Below are the records; reproduce all of them exactly but without any images.

Dataset records:
- - -

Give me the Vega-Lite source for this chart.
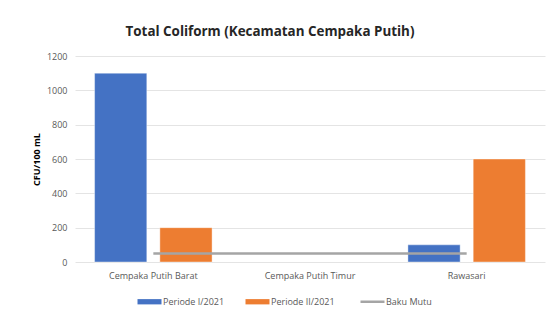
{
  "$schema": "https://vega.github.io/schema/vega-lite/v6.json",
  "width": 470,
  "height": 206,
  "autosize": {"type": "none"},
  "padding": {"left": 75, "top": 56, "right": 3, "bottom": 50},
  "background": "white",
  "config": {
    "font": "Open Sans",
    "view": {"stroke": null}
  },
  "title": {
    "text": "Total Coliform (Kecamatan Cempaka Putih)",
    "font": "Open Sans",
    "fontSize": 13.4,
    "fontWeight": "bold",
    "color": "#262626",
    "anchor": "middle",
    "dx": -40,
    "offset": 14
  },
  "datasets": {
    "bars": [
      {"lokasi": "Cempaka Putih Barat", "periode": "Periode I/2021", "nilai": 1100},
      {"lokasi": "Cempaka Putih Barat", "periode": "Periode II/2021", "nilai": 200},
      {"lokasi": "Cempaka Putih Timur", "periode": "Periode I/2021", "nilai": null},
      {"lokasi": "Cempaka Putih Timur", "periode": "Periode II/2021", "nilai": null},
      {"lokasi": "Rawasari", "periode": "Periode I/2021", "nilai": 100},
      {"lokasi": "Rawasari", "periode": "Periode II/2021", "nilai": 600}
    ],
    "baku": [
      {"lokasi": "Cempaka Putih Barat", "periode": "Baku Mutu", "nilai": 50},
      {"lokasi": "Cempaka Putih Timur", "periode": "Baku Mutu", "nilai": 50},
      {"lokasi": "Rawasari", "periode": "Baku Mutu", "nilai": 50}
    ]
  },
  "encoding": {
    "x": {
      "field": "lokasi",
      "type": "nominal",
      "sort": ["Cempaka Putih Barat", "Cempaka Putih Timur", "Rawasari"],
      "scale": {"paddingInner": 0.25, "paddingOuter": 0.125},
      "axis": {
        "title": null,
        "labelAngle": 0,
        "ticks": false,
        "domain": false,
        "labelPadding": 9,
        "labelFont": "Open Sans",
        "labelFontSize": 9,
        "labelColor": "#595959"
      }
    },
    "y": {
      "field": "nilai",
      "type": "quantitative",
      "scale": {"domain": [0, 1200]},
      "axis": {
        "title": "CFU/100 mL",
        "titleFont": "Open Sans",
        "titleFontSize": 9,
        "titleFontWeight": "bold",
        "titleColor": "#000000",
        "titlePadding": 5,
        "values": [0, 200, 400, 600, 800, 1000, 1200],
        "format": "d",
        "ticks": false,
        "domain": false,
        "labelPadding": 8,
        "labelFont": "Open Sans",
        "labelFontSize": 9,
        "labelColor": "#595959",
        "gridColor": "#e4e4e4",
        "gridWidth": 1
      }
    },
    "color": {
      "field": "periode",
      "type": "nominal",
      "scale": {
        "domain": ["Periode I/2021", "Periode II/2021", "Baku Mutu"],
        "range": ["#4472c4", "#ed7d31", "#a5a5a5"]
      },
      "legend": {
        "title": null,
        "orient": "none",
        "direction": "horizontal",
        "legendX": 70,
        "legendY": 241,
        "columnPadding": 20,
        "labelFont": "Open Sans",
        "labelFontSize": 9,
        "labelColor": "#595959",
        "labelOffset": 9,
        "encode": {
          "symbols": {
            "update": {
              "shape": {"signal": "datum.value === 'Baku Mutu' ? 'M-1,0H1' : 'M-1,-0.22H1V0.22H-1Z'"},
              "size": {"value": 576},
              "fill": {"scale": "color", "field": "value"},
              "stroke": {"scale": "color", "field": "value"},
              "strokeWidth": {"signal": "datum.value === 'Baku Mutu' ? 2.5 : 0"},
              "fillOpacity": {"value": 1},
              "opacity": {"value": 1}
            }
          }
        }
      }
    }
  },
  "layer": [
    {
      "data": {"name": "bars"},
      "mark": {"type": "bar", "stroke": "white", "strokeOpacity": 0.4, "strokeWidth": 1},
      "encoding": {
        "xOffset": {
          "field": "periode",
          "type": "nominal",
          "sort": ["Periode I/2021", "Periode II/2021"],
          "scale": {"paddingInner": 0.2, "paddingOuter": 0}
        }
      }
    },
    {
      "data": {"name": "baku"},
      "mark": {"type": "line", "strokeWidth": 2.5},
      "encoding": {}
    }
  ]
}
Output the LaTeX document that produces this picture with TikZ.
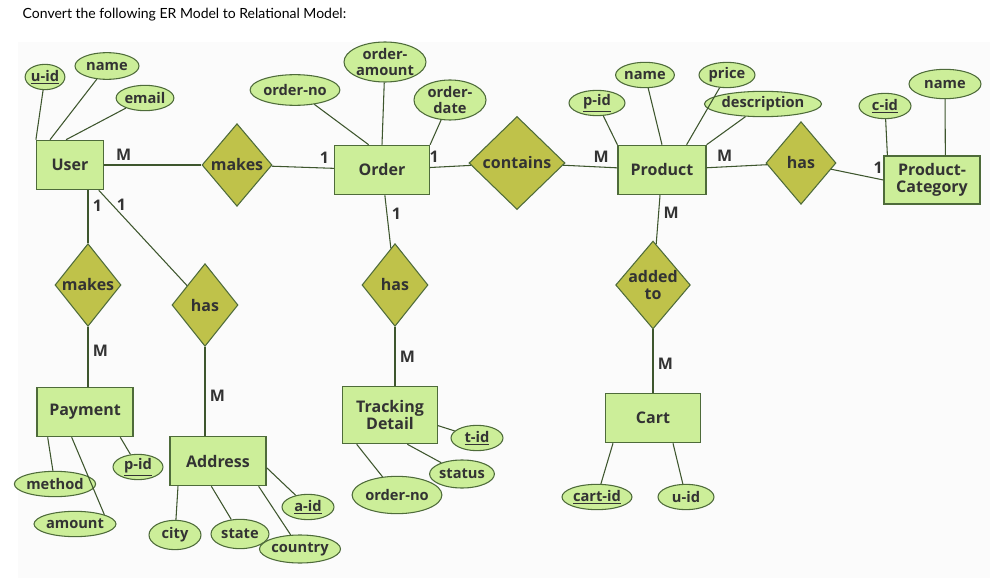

- - -

The solution:
Give me the Vega-Lite source for this chart.
{
  "$schema": "https://vega.github.io/schema/vega-lite/v6.json",
  "width": 470,
  "height": 206,
  "autosize": {"type": "none"},
  "padding": {"left": 75, "top": 56, "right": 3, "bottom": 50},
  "background": "white",
  "config": {
    "font": "Open Sans",
    "view": {"stroke": null}
  },
  "title": {
    "text": "Total Coliform (Kecamatan Cempaka Putih)",
    "font": "Open Sans",
    "fontSize": 13.4,
    "fontWeight": "bold",
    "color": "#262626",
    "anchor": "middle",
    "dx": -40,
    "offset": 14
  },
  "datasets": {
    "bars": [
      {"lokasi": "Cempaka Putih Barat", "periode": "Periode I/2021", "nilai": 1100},
      {"lokasi": "Cempaka Putih Barat", "periode": "Periode II/2021", "nilai": 200},
      {"lokasi": "Cempaka Putih Timur", "periode": "Periode I/2021", "nilai": null},
      {"lokasi": "Cempaka Putih Timur", "periode": "Periode II/2021", "nilai": null},
      {"lokasi": "Rawasari", "periode": "Periode I/2021", "nilai": 100},
      {"lokasi": "Rawasari", "periode": "Periode II/2021", "nilai": 600}
    ],
    "baku": [
      {"lokasi": "Cempaka Putih Barat", "periode": "Baku Mutu", "nilai": 50},
      {"lokasi": "Cempaka Putih Timur", "periode": "Baku Mutu", "nilai": 50},
      {"lokasi": "Rawasari", "periode": "Baku Mutu", "nilai": 50}
    ]
  },
  "encoding": {
    "x": {
      "field": "lokasi",
      "type": "nominal",
      "sort": ["Cempaka Putih Barat", "Cempaka Putih Timur", "Rawasari"],
      "scale": {"paddingInner": 0.25, "paddingOuter": 0.125},
      "axis": {
        "title": null,
        "labelAngle": 0,
        "ticks": false,
        "domain": false,
        "labelPadding": 9,
        "labelFont": "Open Sans",
        "labelFontSize": 9,
        "labelColor": "#595959"
      }
    },
    "y": {
      "field": "nilai",
      "type": "quantitative",
      "scale": {"domain": [0, 1200]},
      "axis": {
        "title": "CFU/100 mL",
        "titleFont": "Open Sans",
        "titleFontSize": 9,
        "titleFontWeight": "bold",
        "titleColor": "#000000",
        "titlePadding": 5,
        "values": [0, 200, 400, 600, 800, 1000, 1200],
        "format": "d",
        "ticks": false,
        "domain": false,
        "labelPadding": 8,
        "labelFont": "Open Sans",
        "labelFontSize": 9,
        "labelColor": "#595959",
        "gridColor": "#e4e4e4",
        "gridWidth": 1
      }
    },
    "color": {
      "field": "periode",
      "type": "nominal",
      "scale": {
        "domain": ["Periode I/2021", "Periode II/2021", "Baku Mutu"],
        "range": ["#4472c4", "#ed7d31", "#a5a5a5"]
      },
      "legend": {
        "title": null,
        "orient": "none",
        "direction": "horizontal",
        "legendX": 70,
        "legendY": 241,
        "columnPadding": 20,
        "labelFont": "Open Sans",
        "labelFontSize": 9,
        "labelColor": "#595959",
        "labelOffset": 9,
        "encode": {
          "symbols": {
            "update": {
              "shape": {"signal": "datum.value === 'Baku Mutu' ? 'M-1,0H1' : 'M-1,-0.22H1V0.22H-1Z'"},
              "size": {"value": 576},
              "fill": {"scale": "color", "field": "value"},
              "stroke": {"scale": "color", "field": "value"},
              "strokeWidth": {"signal": "datum.value === 'Baku Mutu' ? 2.5 : 0"},
              "fillOpacity": {"value": 1},
              "opacity": {"value": 1}
            }
          }
        }
      }
    }
  },
  "layer": [
    {
      "data": {"name": "bars"},
      "mark": {"type": "bar", "stroke": "white", "strokeOpacity": 0.4, "strokeWidth": 1},
      "encoding": {
        "xOffset": {
          "field": "periode",
          "type": "nominal",
          "sort": ["Periode I/2021", "Periode II/2021"],
          "scale": {"paddingInner": 0.2, "paddingOuter": 0}
        }
      }
    },
    {
      "data": {"name": "baku"},
      "mark": {"type": "line", "strokeWidth": 2.5},
      "encoding": {}
    }
  ]
}
Output the LaTeX document that produces this picture with TikZ.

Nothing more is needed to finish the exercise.